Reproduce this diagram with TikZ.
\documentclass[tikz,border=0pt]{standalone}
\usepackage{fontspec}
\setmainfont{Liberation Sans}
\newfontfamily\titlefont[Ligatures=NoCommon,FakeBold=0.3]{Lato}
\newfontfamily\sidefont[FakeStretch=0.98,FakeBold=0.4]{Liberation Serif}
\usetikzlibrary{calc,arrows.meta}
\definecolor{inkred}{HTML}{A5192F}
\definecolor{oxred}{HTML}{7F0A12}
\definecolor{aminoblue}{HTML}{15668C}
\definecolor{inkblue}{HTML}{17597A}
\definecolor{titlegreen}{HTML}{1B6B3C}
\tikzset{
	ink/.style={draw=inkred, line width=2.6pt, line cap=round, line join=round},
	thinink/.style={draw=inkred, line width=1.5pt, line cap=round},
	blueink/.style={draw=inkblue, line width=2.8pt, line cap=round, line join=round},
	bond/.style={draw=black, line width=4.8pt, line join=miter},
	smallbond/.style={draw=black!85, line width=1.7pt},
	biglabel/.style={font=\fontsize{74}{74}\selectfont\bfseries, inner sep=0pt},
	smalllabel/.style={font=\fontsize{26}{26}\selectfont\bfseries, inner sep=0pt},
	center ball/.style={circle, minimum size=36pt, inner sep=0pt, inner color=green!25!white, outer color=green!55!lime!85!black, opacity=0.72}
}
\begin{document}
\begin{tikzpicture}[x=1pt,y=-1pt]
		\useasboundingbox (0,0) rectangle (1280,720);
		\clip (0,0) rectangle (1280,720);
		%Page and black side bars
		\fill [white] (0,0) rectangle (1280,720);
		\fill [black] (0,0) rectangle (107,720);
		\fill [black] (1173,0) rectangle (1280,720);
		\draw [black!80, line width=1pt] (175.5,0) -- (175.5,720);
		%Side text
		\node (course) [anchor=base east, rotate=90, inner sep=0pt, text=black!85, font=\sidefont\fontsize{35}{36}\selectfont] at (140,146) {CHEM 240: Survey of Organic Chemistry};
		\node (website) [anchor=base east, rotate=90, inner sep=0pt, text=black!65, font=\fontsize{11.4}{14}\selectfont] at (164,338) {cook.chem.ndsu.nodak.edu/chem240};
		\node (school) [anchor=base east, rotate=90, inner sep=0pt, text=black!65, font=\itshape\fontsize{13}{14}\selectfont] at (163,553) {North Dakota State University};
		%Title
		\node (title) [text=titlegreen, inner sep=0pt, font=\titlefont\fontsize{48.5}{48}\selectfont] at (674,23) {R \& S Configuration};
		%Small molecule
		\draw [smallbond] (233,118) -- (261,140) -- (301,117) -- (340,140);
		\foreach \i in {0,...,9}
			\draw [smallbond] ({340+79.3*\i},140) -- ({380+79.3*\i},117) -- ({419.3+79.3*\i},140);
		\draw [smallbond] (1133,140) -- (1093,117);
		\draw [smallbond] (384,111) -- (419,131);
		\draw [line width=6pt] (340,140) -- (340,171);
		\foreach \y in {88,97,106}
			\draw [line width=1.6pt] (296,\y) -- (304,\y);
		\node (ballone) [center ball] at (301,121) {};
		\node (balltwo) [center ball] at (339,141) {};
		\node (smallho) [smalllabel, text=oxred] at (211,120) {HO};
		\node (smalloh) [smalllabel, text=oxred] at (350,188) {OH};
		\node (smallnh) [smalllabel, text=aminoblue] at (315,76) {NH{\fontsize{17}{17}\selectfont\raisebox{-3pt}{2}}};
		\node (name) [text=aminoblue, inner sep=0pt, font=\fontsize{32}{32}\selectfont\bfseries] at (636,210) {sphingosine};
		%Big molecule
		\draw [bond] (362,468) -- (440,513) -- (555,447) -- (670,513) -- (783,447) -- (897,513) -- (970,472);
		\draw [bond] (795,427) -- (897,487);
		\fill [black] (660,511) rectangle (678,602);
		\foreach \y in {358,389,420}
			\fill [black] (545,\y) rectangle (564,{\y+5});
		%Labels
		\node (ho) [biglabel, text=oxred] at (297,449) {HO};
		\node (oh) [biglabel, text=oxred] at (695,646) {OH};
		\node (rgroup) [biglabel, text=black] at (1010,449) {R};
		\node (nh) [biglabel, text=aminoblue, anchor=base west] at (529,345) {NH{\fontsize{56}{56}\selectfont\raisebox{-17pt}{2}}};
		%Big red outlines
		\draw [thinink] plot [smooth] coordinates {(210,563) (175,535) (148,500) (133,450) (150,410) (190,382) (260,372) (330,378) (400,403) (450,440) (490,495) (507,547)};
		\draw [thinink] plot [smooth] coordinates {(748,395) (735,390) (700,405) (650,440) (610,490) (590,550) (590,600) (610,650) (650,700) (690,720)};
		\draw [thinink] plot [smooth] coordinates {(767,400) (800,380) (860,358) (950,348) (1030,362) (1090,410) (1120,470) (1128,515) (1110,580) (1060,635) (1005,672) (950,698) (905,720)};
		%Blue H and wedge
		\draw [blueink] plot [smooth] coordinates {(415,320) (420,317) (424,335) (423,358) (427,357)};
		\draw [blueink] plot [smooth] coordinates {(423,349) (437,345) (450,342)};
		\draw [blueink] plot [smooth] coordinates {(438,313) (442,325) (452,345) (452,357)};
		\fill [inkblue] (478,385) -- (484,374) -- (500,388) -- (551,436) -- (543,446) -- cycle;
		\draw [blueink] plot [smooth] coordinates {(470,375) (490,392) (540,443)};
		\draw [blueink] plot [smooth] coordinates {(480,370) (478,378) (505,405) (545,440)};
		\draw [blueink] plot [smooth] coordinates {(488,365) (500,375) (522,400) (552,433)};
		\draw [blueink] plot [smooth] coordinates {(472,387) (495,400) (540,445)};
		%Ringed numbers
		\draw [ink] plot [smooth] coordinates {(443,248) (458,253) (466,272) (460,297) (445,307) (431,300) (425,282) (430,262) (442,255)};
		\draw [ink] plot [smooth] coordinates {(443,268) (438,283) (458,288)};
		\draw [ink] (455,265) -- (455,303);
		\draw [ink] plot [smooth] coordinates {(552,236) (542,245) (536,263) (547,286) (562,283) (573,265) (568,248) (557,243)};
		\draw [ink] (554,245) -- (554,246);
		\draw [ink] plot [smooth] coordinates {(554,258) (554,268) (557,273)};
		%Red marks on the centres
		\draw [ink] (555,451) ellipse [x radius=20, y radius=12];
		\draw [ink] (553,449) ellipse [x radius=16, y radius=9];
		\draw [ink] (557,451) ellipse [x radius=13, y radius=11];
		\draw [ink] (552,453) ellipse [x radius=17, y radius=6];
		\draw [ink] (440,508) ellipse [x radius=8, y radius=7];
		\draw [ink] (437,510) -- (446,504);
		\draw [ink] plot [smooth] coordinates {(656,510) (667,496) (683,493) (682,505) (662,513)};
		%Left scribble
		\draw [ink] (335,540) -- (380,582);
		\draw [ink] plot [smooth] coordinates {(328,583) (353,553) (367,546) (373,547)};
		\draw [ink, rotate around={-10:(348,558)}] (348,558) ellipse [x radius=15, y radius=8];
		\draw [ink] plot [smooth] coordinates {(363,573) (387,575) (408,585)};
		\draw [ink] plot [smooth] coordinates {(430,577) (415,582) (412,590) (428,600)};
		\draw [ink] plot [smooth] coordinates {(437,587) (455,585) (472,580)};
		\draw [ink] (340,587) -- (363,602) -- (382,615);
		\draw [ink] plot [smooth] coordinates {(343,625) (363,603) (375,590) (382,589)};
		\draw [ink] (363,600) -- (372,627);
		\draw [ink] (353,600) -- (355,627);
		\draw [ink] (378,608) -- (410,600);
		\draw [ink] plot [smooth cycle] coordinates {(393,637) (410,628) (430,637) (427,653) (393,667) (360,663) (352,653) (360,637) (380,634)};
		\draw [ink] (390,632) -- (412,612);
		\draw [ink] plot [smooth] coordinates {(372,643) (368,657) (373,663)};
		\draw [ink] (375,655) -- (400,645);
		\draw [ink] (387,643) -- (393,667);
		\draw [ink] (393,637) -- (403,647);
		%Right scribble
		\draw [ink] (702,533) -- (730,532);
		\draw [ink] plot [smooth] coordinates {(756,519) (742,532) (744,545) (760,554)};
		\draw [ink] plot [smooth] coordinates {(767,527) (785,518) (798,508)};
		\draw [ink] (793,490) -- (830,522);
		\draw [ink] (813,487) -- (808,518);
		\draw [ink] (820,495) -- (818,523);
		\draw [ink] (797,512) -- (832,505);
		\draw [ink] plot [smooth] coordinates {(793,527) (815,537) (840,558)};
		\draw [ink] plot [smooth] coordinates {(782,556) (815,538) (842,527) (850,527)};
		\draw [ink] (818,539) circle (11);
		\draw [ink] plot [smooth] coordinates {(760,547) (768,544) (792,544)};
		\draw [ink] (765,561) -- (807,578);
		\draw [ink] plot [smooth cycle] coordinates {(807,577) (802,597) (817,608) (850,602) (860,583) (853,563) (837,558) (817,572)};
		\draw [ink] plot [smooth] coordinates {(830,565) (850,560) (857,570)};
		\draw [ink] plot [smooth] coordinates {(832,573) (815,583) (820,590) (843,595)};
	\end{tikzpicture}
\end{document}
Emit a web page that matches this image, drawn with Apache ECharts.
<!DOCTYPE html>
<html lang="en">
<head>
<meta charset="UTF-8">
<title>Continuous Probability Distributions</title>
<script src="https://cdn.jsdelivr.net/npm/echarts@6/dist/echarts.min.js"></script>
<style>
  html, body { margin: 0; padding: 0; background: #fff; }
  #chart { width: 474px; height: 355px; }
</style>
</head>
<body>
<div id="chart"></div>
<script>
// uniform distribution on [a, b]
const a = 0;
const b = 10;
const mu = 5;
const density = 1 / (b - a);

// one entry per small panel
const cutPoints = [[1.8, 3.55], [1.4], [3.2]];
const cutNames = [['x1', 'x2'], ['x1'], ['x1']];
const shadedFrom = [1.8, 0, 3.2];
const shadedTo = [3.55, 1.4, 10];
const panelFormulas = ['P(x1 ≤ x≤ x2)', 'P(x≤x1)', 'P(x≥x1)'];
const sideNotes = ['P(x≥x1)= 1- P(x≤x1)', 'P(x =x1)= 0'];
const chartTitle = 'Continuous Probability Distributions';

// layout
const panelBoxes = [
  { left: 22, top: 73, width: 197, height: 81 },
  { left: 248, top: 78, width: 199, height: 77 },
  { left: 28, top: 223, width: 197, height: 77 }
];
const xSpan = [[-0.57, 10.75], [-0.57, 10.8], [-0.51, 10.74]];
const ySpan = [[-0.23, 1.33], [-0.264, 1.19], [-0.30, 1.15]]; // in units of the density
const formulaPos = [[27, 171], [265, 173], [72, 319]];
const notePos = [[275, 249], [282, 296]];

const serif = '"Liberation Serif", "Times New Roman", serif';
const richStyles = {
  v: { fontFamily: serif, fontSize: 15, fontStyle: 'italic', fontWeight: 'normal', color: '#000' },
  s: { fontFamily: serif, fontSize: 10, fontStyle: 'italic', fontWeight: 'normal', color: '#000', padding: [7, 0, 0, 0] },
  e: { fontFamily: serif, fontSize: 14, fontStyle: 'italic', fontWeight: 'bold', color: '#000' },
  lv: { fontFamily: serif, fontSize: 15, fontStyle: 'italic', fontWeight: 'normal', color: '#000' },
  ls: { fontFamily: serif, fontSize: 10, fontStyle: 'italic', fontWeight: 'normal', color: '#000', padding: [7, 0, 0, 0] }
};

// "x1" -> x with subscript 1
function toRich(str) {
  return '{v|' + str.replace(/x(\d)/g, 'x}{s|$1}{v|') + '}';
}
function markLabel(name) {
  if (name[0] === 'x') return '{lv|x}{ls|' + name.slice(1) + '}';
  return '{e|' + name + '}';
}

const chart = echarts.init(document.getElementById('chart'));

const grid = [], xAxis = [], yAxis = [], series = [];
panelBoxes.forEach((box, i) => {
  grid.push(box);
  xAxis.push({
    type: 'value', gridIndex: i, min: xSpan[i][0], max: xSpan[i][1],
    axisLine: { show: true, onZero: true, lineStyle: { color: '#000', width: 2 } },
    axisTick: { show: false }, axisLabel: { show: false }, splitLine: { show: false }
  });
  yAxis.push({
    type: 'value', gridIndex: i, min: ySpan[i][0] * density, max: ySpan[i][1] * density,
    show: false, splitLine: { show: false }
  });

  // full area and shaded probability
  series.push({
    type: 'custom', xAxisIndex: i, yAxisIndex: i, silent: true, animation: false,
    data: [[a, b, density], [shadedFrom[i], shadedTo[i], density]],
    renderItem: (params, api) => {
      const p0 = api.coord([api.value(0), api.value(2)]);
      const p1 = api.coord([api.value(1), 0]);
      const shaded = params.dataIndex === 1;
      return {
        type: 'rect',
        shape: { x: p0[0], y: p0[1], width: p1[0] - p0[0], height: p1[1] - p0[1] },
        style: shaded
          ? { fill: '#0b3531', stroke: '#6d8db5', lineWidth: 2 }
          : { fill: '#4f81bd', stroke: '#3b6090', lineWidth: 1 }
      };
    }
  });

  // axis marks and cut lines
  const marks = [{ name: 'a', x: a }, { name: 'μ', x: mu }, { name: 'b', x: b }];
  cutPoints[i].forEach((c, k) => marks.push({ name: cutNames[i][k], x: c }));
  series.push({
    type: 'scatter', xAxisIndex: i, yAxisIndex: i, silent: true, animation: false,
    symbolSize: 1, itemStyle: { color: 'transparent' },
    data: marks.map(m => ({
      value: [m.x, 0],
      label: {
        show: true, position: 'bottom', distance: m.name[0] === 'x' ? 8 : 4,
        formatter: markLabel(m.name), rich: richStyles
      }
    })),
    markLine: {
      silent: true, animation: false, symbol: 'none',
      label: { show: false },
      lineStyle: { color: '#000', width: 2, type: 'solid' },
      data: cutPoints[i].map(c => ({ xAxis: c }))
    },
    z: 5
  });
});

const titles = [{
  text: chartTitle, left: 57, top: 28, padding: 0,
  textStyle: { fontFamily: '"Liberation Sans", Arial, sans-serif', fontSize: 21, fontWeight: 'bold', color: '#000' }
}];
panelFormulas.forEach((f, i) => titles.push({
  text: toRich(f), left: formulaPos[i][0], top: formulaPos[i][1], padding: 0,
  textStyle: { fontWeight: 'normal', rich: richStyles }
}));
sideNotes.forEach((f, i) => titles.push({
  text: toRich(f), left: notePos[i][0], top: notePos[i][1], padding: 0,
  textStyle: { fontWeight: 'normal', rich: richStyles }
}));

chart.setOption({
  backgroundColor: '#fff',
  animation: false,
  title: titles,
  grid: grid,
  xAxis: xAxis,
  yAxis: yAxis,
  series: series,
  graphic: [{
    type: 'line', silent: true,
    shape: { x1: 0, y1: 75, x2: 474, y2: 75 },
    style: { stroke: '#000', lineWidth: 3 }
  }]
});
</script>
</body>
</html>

==*==

= REQUIRED TASK =
Find every line in the records that contains the word "with"; copy those lines.

= SOLUTION =
Reproduce this diagram with TikZ.
Emit a web page that matches this image, drawn with Apache ECharts.
// "x1" -> x with subscript 1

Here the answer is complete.